In your copy, include every line of the listing below exactly but none of the pictures.
.....
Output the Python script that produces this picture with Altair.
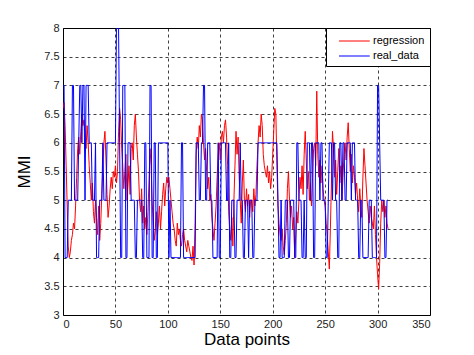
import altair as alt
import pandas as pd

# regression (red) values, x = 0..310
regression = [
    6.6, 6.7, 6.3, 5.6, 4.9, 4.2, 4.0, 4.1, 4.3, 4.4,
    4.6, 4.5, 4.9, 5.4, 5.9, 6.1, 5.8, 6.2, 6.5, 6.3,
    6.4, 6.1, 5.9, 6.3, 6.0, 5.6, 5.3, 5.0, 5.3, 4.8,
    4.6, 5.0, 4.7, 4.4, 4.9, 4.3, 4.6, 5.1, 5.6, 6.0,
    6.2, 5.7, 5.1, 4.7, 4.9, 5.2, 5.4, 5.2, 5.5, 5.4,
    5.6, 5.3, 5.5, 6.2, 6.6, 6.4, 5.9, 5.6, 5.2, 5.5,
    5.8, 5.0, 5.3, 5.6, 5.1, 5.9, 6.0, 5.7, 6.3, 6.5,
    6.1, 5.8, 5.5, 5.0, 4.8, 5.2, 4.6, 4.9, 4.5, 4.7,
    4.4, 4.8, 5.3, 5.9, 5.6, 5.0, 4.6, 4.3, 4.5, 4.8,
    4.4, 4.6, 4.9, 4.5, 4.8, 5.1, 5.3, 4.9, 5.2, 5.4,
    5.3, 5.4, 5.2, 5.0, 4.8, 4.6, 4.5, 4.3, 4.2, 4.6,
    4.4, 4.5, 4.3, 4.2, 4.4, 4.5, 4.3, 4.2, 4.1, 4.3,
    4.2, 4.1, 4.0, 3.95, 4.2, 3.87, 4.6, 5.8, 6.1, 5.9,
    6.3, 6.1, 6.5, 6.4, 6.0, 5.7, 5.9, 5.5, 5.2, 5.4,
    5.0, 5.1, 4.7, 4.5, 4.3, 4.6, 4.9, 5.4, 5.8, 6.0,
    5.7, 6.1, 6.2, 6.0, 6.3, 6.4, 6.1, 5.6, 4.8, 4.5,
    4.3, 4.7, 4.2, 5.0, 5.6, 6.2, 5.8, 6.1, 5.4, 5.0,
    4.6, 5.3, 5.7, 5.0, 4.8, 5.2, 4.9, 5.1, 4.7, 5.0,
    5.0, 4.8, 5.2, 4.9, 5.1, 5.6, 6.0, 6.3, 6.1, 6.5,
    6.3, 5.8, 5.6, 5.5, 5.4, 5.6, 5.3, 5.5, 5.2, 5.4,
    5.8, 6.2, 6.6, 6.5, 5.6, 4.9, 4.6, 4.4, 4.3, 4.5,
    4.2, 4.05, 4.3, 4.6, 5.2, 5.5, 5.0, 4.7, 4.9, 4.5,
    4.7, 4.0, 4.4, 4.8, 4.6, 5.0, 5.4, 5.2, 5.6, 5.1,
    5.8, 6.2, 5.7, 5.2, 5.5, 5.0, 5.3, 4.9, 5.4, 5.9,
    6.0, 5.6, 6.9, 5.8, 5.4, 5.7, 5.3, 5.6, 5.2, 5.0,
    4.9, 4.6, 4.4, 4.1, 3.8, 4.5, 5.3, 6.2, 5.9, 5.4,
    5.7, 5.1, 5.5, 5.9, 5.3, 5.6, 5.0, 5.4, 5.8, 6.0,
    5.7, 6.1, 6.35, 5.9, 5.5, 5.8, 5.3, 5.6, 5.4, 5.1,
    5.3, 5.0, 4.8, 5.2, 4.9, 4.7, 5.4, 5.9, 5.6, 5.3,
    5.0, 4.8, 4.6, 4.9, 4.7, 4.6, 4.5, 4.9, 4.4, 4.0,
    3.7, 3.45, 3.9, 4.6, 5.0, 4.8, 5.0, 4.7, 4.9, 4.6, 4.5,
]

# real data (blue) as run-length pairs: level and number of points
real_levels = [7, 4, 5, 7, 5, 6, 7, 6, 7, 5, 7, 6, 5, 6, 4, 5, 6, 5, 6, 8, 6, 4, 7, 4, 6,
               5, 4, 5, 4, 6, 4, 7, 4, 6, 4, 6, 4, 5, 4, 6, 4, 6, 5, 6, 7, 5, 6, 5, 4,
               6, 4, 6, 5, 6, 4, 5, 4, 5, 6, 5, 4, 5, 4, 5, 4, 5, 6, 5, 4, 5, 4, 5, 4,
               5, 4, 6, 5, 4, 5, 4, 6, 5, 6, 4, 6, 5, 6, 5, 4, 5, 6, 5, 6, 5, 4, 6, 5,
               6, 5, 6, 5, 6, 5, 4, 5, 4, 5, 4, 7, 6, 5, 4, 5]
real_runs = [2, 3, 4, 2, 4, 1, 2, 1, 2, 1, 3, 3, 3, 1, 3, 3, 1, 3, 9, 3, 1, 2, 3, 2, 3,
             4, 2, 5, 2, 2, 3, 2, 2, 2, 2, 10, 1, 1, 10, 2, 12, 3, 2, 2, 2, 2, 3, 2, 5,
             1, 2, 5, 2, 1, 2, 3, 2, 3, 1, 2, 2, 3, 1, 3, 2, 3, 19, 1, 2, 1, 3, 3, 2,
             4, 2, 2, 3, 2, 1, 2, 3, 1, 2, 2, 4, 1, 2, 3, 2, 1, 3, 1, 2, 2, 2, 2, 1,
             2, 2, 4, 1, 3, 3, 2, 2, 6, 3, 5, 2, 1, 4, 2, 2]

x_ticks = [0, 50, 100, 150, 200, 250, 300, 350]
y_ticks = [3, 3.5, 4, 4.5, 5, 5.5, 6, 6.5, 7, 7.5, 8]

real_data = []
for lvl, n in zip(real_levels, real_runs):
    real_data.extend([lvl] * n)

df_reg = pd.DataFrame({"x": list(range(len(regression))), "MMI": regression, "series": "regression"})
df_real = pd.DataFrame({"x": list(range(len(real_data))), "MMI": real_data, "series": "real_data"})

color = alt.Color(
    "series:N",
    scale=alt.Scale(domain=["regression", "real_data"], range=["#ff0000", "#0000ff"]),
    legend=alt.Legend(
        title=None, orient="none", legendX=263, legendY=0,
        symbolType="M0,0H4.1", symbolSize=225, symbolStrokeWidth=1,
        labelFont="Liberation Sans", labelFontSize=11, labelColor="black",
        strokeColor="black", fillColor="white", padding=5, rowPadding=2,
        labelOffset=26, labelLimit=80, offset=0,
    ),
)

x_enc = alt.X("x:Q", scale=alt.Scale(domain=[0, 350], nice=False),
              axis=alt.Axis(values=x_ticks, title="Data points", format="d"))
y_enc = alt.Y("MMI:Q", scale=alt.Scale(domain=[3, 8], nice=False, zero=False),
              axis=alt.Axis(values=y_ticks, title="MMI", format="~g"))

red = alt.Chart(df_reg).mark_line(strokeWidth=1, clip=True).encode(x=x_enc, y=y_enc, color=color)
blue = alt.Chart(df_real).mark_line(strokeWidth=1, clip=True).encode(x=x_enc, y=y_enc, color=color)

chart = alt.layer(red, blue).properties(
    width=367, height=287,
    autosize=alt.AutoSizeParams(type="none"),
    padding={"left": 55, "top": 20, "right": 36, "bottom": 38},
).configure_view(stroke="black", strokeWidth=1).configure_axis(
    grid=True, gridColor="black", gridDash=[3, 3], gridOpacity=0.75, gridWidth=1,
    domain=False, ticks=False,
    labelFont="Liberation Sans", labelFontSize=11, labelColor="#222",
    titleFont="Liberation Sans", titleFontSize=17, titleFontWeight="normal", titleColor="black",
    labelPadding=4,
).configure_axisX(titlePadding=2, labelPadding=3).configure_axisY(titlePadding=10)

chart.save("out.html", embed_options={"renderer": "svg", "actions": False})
.....
TASK SOLUTION »
Output the Python script that produces this picture with Altair.
import altair as alt
import pandas as pd

# regression (red) values, x = 0..310
regression = [
    6.6, 6.7, 6.3, 5.6, 4.9, 4.2, 4.0, 4.1, 4.3, 4.4,
    4.6, 4.5, 4.9, 5.4, 5.9, 6.1, 5.8, 6.2, 6.5, 6.3,
    6.4, 6.1, 5.9, 6.3, 6.0, 5.6, 5.3, 5.0, 5.3, 4.8,
    4.6, 5.0, 4.7, 4.4, 4.9, 4.3, 4.6, 5.1, 5.6, 6.0,
    6.2, 5.7, 5.1, 4.7, 4.9, 5.2, 5.4, 5.2, 5.5, 5.4,
    5.6, 5.3, 5.5, 6.2, 6.6, 6.4, 5.9, 5.6, 5.2, 5.5,
    5.8, 5.0, 5.3, 5.6, 5.1, 5.9, 6.0, 5.7, 6.3, 6.5,
    6.1, 5.8, 5.5, 5.0, 4.8, 5.2, 4.6, 4.9, 4.5, 4.7,
    4.4, 4.8, 5.3, 5.9, 5.6, 5.0, 4.6, 4.3, 4.5, 4.8,
    4.4, 4.6, 4.9, 4.5, 4.8, 5.1, 5.3, 4.9, 5.2, 5.4,
    5.3, 5.4, 5.2, 5.0, 4.8, 4.6, 4.5, 4.3, 4.2, 4.6,
    4.4, 4.5, 4.3, 4.2, 4.4, 4.5, 4.3, 4.2, 4.1, 4.3,
    4.2, 4.1, 4.0, 3.95, 4.2, 3.87, 4.6, 5.8, 6.1, 5.9,
    6.3, 6.1, 6.5, 6.4, 6.0, 5.7, 5.9, 5.5, 5.2, 5.4,
    5.0, 5.1, 4.7, 4.5, 4.3, 4.6, 4.9, 5.4, 5.8, 6.0,
    5.7, 6.1, 6.2, 6.0, 6.3, 6.4, 6.1, 5.6, 4.8, 4.5,
    4.3, 4.7, 4.2, 5.0, 5.6, 6.2, 5.8, 6.1, 5.4, 5.0,
    4.6, 5.3, 5.7, 5.0, 4.8, 5.2, 4.9, 5.1, 4.7, 5.0,
    5.0, 4.8, 5.2, 4.9, 5.1, 5.6, 6.0, 6.3, 6.1, 6.5,
    6.3, 5.8, 5.6, 5.5, 5.4, 5.6, 5.3, 5.5, 5.2, 5.4,
    5.8, 6.2, 6.6, 6.5, 5.6, 4.9, 4.6, 4.4, 4.3, 4.5,
    4.2, 4.05, 4.3, 4.6, 5.2, 5.5, 5.0, 4.7, 4.9, 4.5,
    4.7, 4.0, 4.4, 4.8, 4.6, 5.0, 5.4, 5.2, 5.6, 5.1,
    5.8, 6.2, 5.7, 5.2, 5.5, 5.0, 5.3, 4.9, 5.4, 5.9,
    6.0, 5.6, 6.9, 5.8, 5.4, 5.7, 5.3, 5.6, 5.2, 5.0,
    4.9, 4.6, 4.4, 4.1, 3.8, 4.5, 5.3, 6.2, 5.9, 5.4,
    5.7, 5.1, 5.5, 5.9, 5.3, 5.6, 5.0, 5.4, 5.8, 6.0,
    5.7, 6.1, 6.35, 5.9, 5.5, 5.8, 5.3, 5.6, 5.4, 5.1,
    5.3, 5.0, 4.8, 5.2, 4.9, 4.7, 5.4, 5.9, 5.6, 5.3,
    5.0, 4.8, 4.6, 4.9, 4.7, 4.6, 4.5, 4.9, 4.4, 4.0,
    3.7, 3.45, 3.9, 4.6, 5.0, 4.8, 5.0, 4.7, 4.9, 4.6, 4.5,
]

# real data (blue) as run-length pairs: level and number of points
real_levels = [7, 4, 5, 7, 5, 6, 7, 6, 7, 5, 7, 6, 5, 6, 4, 5, 6, 5, 6, 8, 6, 4, 7, 4, 6,
               5, 4, 5, 4, 6, 4, 7, 4, 6, 4, 6, 4, 5, 4, 6, 4, 6, 5, 6, 7, 5, 6, 5, 4,
               6, 4, 6, 5, 6, 4, 5, 4, 5, 6, 5, 4, 5, 4, 5, 4, 5, 6, 5, 4, 5, 4, 5, 4,
               5, 4, 6, 5, 4, 5, 4, 6, 5, 6, 4, 6, 5, 6, 5, 4, 5, 6, 5, 6, 5, 4, 6, 5,
               6, 5, 6, 5, 6, 5, 4, 5, 4, 5, 4, 7, 6, 5, 4, 5]
real_runs = [2, 3, 4, 2, 4, 1, 2, 1, 2, 1, 3, 3, 3, 1, 3, 3, 1, 3, 9, 3, 1, 2, 3, 2, 3,
             4, 2, 5, 2, 2, 3, 2, 2, 2, 2, 10, 1, 1, 10, 2, 12, 3, 2, 2, 2, 2, 3, 2, 5,
             1, 2, 5, 2, 1, 2, 3, 2, 3, 1, 2, 2, 3, 1, 3, 2, 3, 19, 1, 2, 1, 3, 3, 2,
             4, 2, 2, 3, 2, 1, 2, 3, 1, 2, 2, 4, 1, 2, 3, 2, 1, 3, 1, 2, 2, 2, 2, 1,
             2, 2, 4, 1, 3, 3, 2, 2, 6, 3, 5, 2, 1, 4, 2, 2]

x_ticks = [0, 50, 100, 150, 200, 250, 300, 350]
y_ticks = [3, 3.5, 4, 4.5, 5, 5.5, 6, 6.5, 7, 7.5, 8]

real_data = []
for lvl, n in zip(real_levels, real_runs):
    real_data.extend([lvl] * n)

df_reg = pd.DataFrame({"x": list(range(len(regression))), "MMI": regression, "series": "regression"})
df_real = pd.DataFrame({"x": list(range(len(real_data))), "MMI": real_data, "series": "real_data"})

color = alt.Color(
    "series:N",
    scale=alt.Scale(domain=["regression", "real_data"], range=["#ff0000", "#0000ff"]),
    legend=alt.Legend(
        title=None, orient="none", legendX=263, legendY=0,
        symbolType="M0,0H4.1", symbolSize=225, symbolStrokeWidth=1,
        labelFont="Liberation Sans", labelFontSize=11, labelColor="black",
        strokeColor="black", fillColor="white", padding=5, rowPadding=2,
        labelOffset=26, labelLimit=80, offset=0,
    ),
)

x_enc = alt.X("x:Q", scale=alt.Scale(domain=[0, 350], nice=False),
              axis=alt.Axis(values=x_ticks, title="Data points", format="d"))
y_enc = alt.Y("MMI:Q", scale=alt.Scale(domain=[3, 8], nice=False, zero=False),
              axis=alt.Axis(values=y_ticks, title="MMI", format="~g"))

red = alt.Chart(df_reg).mark_line(strokeWidth=1, clip=True).encode(x=x_enc, y=y_enc, color=color)
blue = alt.Chart(df_real).mark_line(strokeWidth=1, clip=True).encode(x=x_enc, y=y_enc, color=color)

chart = alt.layer(red, blue).properties(
    width=367, height=287,
    autosize=alt.AutoSizeParams(type="none"),
    padding={"left": 55, "top": 20, "right": 36, "bottom": 38},
).configure_view(stroke="black", strokeWidth=1).configure_axis(
    grid=True, gridColor="black", gridDash=[3, 3], gridOpacity=0.75, gridWidth=1,
    domain=False, ticks=False,
    labelFont="Liberation Sans", labelFontSize=11, labelColor="#222",
    titleFont="Liberation Sans", titleFontSize=17, titleFontWeight="normal", titleColor="black",
    labelPadding=4,
).configure_axisX(titlePadding=2, labelPadding=3).configure_axisY(titlePadding=10)

chart.save("out.html", embed_options={"renderer": "svg", "actions": False})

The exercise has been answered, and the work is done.